When done right, your eye rests on three coordinated finishes. Done wrong, you get competing metals and a scattered look. Measure before you buy. I once bought pendants that were too large for my island and had to return them. That wasted a weekend and my patience.

Step 3: Style Open Shelves Like a Small Collection

Open shelving makes kitchens read as curated, not crowded. Use the butcher block and glass canisters from your list. Group plates and bowls in stacks. Place a trio of ceramic vases grouped on one shelf. Aim for odd-numbered groupings and 2 to 3 inches between objects.

Too many tiny items kill the rhythm. If a shelf looks busy, remove half. Shelves should show some empty space, about 30 to 50 percent, so the eye can rest. For shallow shelves use flat plates at the back and a single tall vase in front, not rows of mugs. People often forget to adjust shelf heights for tall items. Check your tallest jar before styling.

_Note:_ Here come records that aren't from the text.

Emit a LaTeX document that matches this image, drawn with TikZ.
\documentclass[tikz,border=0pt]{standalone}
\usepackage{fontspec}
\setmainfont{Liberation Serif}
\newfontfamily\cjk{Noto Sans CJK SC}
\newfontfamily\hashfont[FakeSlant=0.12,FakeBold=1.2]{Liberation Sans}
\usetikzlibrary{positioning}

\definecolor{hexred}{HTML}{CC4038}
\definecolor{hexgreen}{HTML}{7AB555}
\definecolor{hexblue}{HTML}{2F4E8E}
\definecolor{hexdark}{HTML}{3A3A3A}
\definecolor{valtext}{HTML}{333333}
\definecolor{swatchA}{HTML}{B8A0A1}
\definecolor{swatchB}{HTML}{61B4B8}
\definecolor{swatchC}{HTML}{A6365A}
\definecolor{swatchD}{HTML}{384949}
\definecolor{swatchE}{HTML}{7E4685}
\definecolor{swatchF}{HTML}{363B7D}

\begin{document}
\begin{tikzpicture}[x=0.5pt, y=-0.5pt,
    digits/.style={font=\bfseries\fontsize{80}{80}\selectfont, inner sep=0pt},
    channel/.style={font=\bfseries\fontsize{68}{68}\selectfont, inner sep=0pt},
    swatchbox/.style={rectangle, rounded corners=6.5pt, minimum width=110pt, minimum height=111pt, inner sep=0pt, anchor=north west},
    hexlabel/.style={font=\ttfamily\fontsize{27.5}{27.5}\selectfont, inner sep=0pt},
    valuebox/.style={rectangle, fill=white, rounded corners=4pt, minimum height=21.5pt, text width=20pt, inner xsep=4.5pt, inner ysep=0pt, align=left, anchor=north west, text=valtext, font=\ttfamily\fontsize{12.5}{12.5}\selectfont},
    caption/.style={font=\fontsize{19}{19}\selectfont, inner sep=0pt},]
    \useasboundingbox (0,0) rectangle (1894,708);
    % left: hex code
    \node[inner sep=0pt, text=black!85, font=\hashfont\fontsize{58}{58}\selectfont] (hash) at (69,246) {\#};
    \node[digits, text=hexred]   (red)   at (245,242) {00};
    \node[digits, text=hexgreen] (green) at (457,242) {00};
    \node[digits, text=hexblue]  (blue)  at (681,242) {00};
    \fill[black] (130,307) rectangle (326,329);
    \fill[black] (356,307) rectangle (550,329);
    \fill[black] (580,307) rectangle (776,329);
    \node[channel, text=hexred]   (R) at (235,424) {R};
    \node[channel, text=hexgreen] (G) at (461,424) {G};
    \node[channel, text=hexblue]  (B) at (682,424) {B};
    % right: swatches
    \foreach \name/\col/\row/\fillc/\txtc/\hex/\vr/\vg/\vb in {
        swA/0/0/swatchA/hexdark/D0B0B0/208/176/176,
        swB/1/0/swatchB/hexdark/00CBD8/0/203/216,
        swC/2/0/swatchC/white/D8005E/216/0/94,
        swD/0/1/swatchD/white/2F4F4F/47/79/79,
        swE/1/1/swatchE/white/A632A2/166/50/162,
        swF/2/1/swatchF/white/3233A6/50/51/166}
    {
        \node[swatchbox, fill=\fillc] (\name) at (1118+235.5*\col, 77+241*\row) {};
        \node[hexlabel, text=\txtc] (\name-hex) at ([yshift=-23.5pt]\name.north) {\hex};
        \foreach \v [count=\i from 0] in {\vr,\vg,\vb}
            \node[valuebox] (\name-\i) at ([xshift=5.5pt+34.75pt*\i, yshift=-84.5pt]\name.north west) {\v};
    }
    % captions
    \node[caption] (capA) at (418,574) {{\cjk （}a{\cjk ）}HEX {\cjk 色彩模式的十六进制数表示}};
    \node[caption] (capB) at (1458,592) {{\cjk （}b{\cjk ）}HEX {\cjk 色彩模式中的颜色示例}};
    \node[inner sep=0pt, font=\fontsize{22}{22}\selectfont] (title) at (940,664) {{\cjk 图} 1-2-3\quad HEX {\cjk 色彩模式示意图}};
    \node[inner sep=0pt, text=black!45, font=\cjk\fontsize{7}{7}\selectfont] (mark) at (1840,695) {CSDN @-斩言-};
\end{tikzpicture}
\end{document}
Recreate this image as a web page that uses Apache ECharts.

Step 4: Anchor the Floor and Soft Textiles

A runner or rug grounds the workspace. Pick a 2×6 runner for a galley or a 2×8 for longer islands. Leave 6 to 8 inches of floor visible at each end if you have a narrow walkway. I switched to jute in my kitchen six months ago and it tuned down the visual busyness more than I expected.

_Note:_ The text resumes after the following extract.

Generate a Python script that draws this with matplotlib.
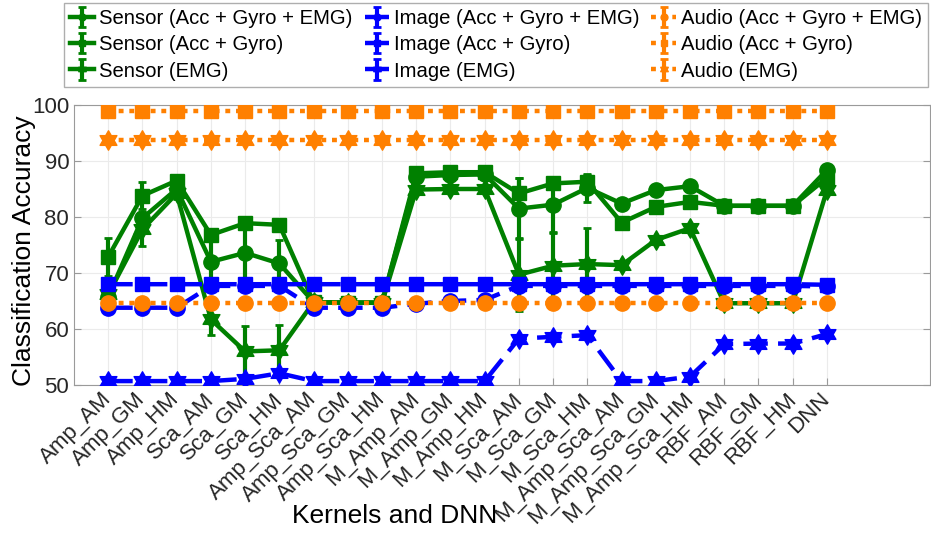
import numpy as np
import matplotlib
matplotlib.use("Agg")
from matplotlib import pyplot as plt
from matplotlib.path import Path

plt.rcParams['font.family'] = ['Liberation Sans', 'DejaVu Sans']

kernels = ["Amp_AM", "Amp_GM", "Amp_HM", "Sca_AM", "Sca_GM", "Sca_HM",
           "Amp_Sca_AM", "Amp_Sca_GM", "Amp_Sca_HM",
           "M_Amp_AM", "M_Amp_GM", "M_Amp_HM", "M_Sca_AM", "M_Sca_GM", "M_Sca_HM",
           "M_Amp_Sca_AM", "M_Amp_Sca_GM", "M_Amp_Sca_HM",
           "RBF_AM", "RBF_GM", "RBF_HM", "DNN"]

# sensor fusion accuracies (mean) and error bar half widths
sensor_all = [65.8, 79.8, 85.0, 72.0, 73.6, 71.7, 64.8, 64.7, 64.7, 87.2, 87.5, 87.6,
              81.5, 82.2, 85.2, 82.4, 84.8, 85.5, 82.0, 82.0, 82.0, 88.4]
sensor_all_err = [0.5, 1.0, 0.8, 4.7, 5.0, 4.2, 0.3, 0.3, 0.3, 0.5, 0.5, 0.5,
                  5.5, 5.0, 2.5, 0.5, 0.5, 0.5, 0.3, 0.3, 0.3, 0.5]
sensor_ag = [72.9, 83.8, 86.5, 76.8, 78.9, 78.6, 64.8, 64.7, 64.7, 87.8, 88.0, 88.0,
             84.2, 86.0, 86.3, 79.0, 81.8, 82.7, 82.0, 82.0, 82.0, 87.0]
sensor_ag_err = [3.4, 2.4, 0.8, 1.0, 0.8, 0.8, 0.3, 0.3, 0.3, 0.5, 0.5, 0.5,
                 2.7, 1.0, 1.2, 0.5, 0.5, 0.5, 0.3, 0.3, 0.3, 0.5]
sensor_emg = [66.2, 77.8, 84.2, 61.7, 56.0, 56.2, 64.8, 64.7, 64.7, 84.9, 85.0, 85.0,
              69.7, 71.3, 71.6, 71.4, 75.9, 78.0, 64.6, 64.6, 64.6, 84.8]
sensor_emg_err = [1.0, 3.0, 1.0, 2.7, 4.6, 4.5, 0.3, 0.3, 0.3, 0.5, 0.5, 0.5,
                  6.5, 6.0, 6.4, 0.5, 0.5, 0.5, 0.3, 0.3, 0.3, 0.5]

image_all = [63.8, 63.8, 63.8, 67.7, 67.7, 67.7, 63.8, 63.8, 63.8, 64.5, 65.0, 65.2,
             67.7, 67.7, 67.7, 67.7, 67.7, 67.7, 67.7, 67.7, 67.7, 67.6]
image_ag = [68.0, 68.0, 68.0, 68.0, 68.0, 68.0, 68.0, 68.0, 68.0, 68.0, 68.0, 68.0,
            68.0, 68.0, 68.0, 68.0, 68.0, 68.0, 68.0, 68.0, 68.0, 67.9]
image_emg = [50.7, 50.7, 50.7, 50.7, 51.1, 52.1, 50.7, 50.7, 50.7, 50.7, 50.7, 50.7,
             58.3, 58.6, 58.9, 50.7, 50.7, 51.5, 57.3, 57.4, 57.4, 59.1]

audio_all = [64.6, 64.6, 64.6, 64.6, 64.6, 64.6, 64.6, 64.6, 64.6, 64.6, 64.6, 64.6,
             64.6, 64.6, 64.6, 64.6, 64.6, 64.6, 64.6, 64.6, 64.6, 64.6]
audio_ag = [99.0, 99.0, 99.0, 99.0, 99.0, 99.0, 99.0, 99.0, 99.0, 99.0, 99.0, 99.0,
            99.0, 99.0, 99.0, 99.0, 99.0, 99.0, 99.0, 99.0, 99.0, 99.0]
audio_emg = [93.8, 93.8, 93.8, 93.8, 93.8, 93.8, 93.8, 93.8, 93.8, 93.8, 93.8, 93.8,
             93.8, 93.8, 93.8, 93.8, 93.8, 93.8, 93.8, 93.8, 93.8, 93.8]
small_err = 0.4

# six pointed star marker
ang_out = np.deg2rad(90 + 60 * np.arange(6))
ang_in = ang_out + np.deg2rad(30)
pts = []
for a, b in zip(ang_out, ang_in):
    pts.append((np.cos(a), np.sin(a)))
    pts.append((np.cos(b) / np.sqrt(3), np.sin(b) / np.sqrt(3)))
pts.append(pts[0])
hexagram = Path(pts, [Path.MOVETO] + [Path.LINETO] * 11 + [Path.CLOSEPOLY])

green = "#008000"
blue = "#0000ff"
orange = "#ff8000"
x = np.arange(1, len(kernels) + 1)

fig = plt.figure(figsize=(9.31, 5.39), dpi=100)
ax = fig.add_axes([0.0795, 0.2857, 0.919, 0.5195])

series = [
    (sensor_all, sensor_all_err, green, "solid", "o", 11, "Sensor (Acc + Gyro + EMG)"),
    (sensor_ag, sensor_ag_err, green, "solid", "s", 10, "Sensor (Acc + Gyro)"),
    (sensor_emg, sensor_emg_err, green, "solid", hexagram, 14, "Sensor (EMG)"),
    (image_all, small_err, blue, "dashed", "o", 11, "Image (Acc + Gyro + EMG)"),
    (image_ag, small_err, blue, "dashed", "s", 10, "Image (Acc + Gyro)"),
    (image_emg, small_err, blue, "dashed", hexagram, 14, "Image (EMG)"),
    (audio_all, small_err, orange, "dotted", "o", 11, "Audio (Acc + Gyro + EMG)"),
    (audio_ag, small_err, orange, "dotted", "s", 10, "Audio (Acc + Gyro)"),
    (audio_emg, small_err, orange, "dotted", hexagram, 14, "Audio (EMG)"),
]

for k, (vals, err, col, ls, mk, ms, lab) in enumerate(series):
    cont = ax.errorbar(x, vals, yerr=err, color=col, lw=3.2, marker=mk, ms=ms,
                       mec=col, mfc=col, elinewidth=3, capsize=3, capthick=2,
                       label=lab, zorder=3 + k)
    line = cont[0]
    if ls == "dashed":
        line.set_dashes([5.5, 2.3])
    elif ls == "dotted":
        line.set_dashes([1.1, 1.3])

ax.set_xlim(0, 25)
ax.set_ylim(50, 100)
ax.set_yticks([50, 60, 70, 80, 90, 100])
ax.set_xticks(x)
ax.set_xticklabels(kernels, rotation=45, ha="right", va="center",
                   rotation_mode="anchor", fontsize=16, color="#262626")
ax.tick_params(axis="y", labelsize=16, labelcolor="#262626")
ax.tick_params(direction="in", top=True, right=True, color="#9a9a9a", length=5)
ax.tick_params(axis="x", pad=8)
ax.grid(True, color="#ebebeb", lw=0.8)
ax.set_axisbelow(True)
for sp in ax.spines.values():
    sp.set_color("#9a9a9a")

ax.set_ylabel("Classification Accuracy", fontsize=19)
ax.yaxis.set_label_coords(-0.044, 0.48)
ax.set_xlabel("Kernels and DNN", fontsize=19)
ax.xaxis.set_label_coords(0.375, -0.425)

leg = fig.legend(loc="upper left", bbox_to_anchor=(0.0687, 0.8386, 0.928, 0.156),
                 mode="expand", ncol=3, fontsize=14.6, frameon=True, fancybox=False,
                 edgecolor="#9a9a9a", handlelength=1.2, handletextpad=0.25,
                 labelspacing=0.36, borderpad=0.3, markerscale=0.45, borderaxespad=0)
leg.get_frame().set_linewidth(1.0)

plt.savefig("out.png", dpi=100)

Textiles like linen towels and a neutral rug add texture without color noise. Avoid small rugs that look like doilies under the sink. They read like an afterthought. Secure runners with non-slip pads. You will be tempted to match everything exactly. Instead, mix warm wood with matte metal and natural fiber for balance.

Step 5: Finish with Small Touches and Negative Space

This is where the kitchen starts to feel lived-in. Add a small plant, a stack of linens, and a cutting board leaned vertically. Keep one small vignette per countertop side. The goal is rhythm, not repetition. Leave one counter almost empty to highlight that rhythm.

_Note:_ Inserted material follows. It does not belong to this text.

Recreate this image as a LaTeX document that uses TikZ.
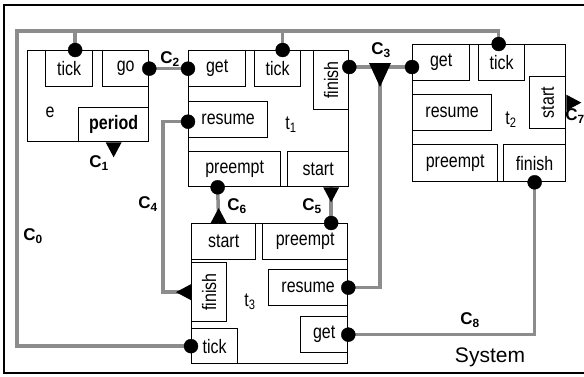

A mistake I made often was filling every surface. Empty space communicates confidence. Use matching glass canisters for staples and one ceramic vase with just a sprig. If you have mixed metals tie them together by repeating each metal twice across the room. That small rule keeps things intentional.

Why Your Kitchen Still Feels Off

I keep seeing kitchens that have the right pieces but the wrong scale. A delicate pendant over a big island disappears. Too many matchy finishes make a room feel flat. Look for contrast: warm wood against cool metal, soft linens against hard counters.

Quick checklist

  • Reduce matching sets. Mix textures instead.
  • Check scale. Lights and fixtures should relate to island size.
  • Add one dark accent. A matte black faucet or pendant gives focus.
  • Remove extras. If you have more than three items on a counter, edit.

Making Modern Farmhouse Work in a Small Kitchen

Small kitchens need fewer big moves and more smart layering. Use open shelves instead of upper cabinets to lighten walls. Choose narrow stools and one pendant instead of a trio. Keep rugs short, 2×4 or 2×6, so doors can open freely.

Practical swaps

  • Swap full upper cabinets for one open shelf above the sink
  • Use a single apron-front sink if island space is tight
  • Pick slim jute runner rather than a wide rug
  • Use glass canisters for visual uniformity and storage

Mixing What You Already Own With Modern Farmhouse

A friend asked me about this last week, and I looked at her stainless fridge and black countertops. You do not need to replace them. Introduce a wooden shelf, swap pulls for matte black, and add linen towels. Those small texture swaps shift the whole story.

Example: keep a modern range and add a fireclay-look sink, butcher block accents, and pendant lights in a darker finish. It reads intentional because the new pieces repeat color and material cues across the room. Repeat that trick in two or three spots and the style reads cohesive.

Start with One Corner

Pick the corner by your sink or stove and treat it like a mini project. Add a butcher block, one ceramic vase, and a glass canister. Small, deliberate edits show how the style works in real life.

Once that corner feels balanced, the rest follows. You will be surprised how a single vignette gives permission to keep other surfaces simple and useful.